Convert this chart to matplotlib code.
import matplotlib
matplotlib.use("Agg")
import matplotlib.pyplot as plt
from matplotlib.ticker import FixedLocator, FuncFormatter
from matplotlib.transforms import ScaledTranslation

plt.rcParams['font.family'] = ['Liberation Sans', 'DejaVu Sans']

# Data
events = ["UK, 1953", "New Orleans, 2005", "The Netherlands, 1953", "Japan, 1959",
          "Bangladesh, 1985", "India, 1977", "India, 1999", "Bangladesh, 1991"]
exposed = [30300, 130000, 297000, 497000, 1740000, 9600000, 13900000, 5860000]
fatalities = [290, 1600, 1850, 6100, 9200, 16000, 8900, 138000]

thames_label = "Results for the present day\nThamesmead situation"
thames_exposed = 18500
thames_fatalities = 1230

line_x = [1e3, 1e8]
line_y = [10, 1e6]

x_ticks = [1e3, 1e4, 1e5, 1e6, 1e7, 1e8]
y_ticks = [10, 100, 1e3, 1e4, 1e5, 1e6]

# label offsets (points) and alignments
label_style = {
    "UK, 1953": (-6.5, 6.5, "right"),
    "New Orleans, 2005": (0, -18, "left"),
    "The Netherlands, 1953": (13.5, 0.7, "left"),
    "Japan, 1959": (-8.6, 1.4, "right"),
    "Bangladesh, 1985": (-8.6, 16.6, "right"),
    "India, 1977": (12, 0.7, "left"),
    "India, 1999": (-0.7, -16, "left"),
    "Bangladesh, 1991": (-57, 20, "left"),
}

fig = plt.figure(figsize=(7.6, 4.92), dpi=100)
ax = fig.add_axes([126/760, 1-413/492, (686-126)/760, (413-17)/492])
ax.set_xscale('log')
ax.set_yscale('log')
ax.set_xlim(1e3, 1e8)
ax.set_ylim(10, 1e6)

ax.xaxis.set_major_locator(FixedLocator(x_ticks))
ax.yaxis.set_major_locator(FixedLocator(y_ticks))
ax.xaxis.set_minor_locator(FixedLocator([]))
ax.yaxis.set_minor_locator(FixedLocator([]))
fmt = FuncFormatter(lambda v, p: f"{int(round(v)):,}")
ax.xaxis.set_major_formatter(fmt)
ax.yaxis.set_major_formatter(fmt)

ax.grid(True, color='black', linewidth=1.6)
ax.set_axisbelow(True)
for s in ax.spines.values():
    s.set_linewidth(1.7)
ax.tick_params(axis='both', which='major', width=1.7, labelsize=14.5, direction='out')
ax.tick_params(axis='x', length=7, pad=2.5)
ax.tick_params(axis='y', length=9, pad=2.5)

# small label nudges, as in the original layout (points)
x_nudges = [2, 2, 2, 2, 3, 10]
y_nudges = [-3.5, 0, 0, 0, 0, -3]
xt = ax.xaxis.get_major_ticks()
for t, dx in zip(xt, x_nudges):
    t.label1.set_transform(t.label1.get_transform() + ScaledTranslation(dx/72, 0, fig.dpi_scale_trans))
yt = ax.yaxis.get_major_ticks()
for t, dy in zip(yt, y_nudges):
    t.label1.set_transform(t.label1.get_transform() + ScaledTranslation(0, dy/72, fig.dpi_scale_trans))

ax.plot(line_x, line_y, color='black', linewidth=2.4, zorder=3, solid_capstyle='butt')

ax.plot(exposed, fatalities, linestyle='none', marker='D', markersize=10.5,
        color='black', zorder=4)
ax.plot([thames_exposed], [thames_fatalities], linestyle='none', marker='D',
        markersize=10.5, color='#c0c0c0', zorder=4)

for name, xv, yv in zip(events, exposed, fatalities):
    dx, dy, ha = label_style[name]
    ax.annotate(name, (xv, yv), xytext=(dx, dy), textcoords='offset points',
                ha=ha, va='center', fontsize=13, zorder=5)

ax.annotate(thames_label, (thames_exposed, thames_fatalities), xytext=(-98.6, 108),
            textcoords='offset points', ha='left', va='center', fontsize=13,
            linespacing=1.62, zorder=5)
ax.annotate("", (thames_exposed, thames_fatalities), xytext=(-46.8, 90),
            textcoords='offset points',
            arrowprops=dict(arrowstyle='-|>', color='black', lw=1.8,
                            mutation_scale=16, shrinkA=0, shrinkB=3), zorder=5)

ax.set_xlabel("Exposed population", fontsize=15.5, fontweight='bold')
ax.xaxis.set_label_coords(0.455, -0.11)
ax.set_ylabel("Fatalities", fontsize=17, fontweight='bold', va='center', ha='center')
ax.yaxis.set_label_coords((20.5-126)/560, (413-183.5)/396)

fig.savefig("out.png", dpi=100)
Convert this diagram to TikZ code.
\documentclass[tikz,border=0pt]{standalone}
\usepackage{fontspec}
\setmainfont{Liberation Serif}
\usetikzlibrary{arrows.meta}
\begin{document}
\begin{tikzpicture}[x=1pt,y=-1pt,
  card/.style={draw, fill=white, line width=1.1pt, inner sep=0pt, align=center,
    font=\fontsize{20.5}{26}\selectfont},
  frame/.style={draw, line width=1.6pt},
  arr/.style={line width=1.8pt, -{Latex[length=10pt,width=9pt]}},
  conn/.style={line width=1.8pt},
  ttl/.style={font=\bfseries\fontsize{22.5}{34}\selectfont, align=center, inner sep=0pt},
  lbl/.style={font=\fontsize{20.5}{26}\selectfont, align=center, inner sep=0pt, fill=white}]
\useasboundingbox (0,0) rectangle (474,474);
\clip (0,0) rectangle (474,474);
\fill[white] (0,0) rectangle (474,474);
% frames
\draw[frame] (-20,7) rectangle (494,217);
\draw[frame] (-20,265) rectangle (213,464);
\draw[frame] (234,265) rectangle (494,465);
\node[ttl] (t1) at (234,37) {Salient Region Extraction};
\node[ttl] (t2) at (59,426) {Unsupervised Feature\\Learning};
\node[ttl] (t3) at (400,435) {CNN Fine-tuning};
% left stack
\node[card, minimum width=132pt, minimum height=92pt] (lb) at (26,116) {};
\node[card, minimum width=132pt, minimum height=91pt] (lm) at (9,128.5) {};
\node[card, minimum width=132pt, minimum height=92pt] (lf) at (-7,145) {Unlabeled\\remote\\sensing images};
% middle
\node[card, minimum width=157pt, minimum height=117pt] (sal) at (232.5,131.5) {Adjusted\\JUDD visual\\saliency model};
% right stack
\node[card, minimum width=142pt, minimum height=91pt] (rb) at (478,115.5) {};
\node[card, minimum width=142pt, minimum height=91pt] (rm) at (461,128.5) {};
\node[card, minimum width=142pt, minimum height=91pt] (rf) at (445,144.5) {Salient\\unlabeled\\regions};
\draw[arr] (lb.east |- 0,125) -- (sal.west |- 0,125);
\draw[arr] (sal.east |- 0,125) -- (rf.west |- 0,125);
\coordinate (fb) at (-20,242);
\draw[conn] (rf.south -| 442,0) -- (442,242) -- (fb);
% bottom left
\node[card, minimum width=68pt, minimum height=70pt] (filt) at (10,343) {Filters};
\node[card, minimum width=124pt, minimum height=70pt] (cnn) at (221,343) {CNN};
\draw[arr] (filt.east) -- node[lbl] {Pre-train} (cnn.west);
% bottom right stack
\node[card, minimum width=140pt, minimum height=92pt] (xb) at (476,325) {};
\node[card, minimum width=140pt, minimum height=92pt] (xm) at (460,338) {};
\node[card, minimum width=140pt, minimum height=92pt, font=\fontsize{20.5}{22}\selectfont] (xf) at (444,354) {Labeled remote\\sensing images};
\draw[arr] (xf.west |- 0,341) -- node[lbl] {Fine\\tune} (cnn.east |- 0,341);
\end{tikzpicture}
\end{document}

* * * * *

• _WRITTEN PROBLEM_: Tally the lines of the records holding the word "code", then state only the tally.

• _SOLUTION_: 2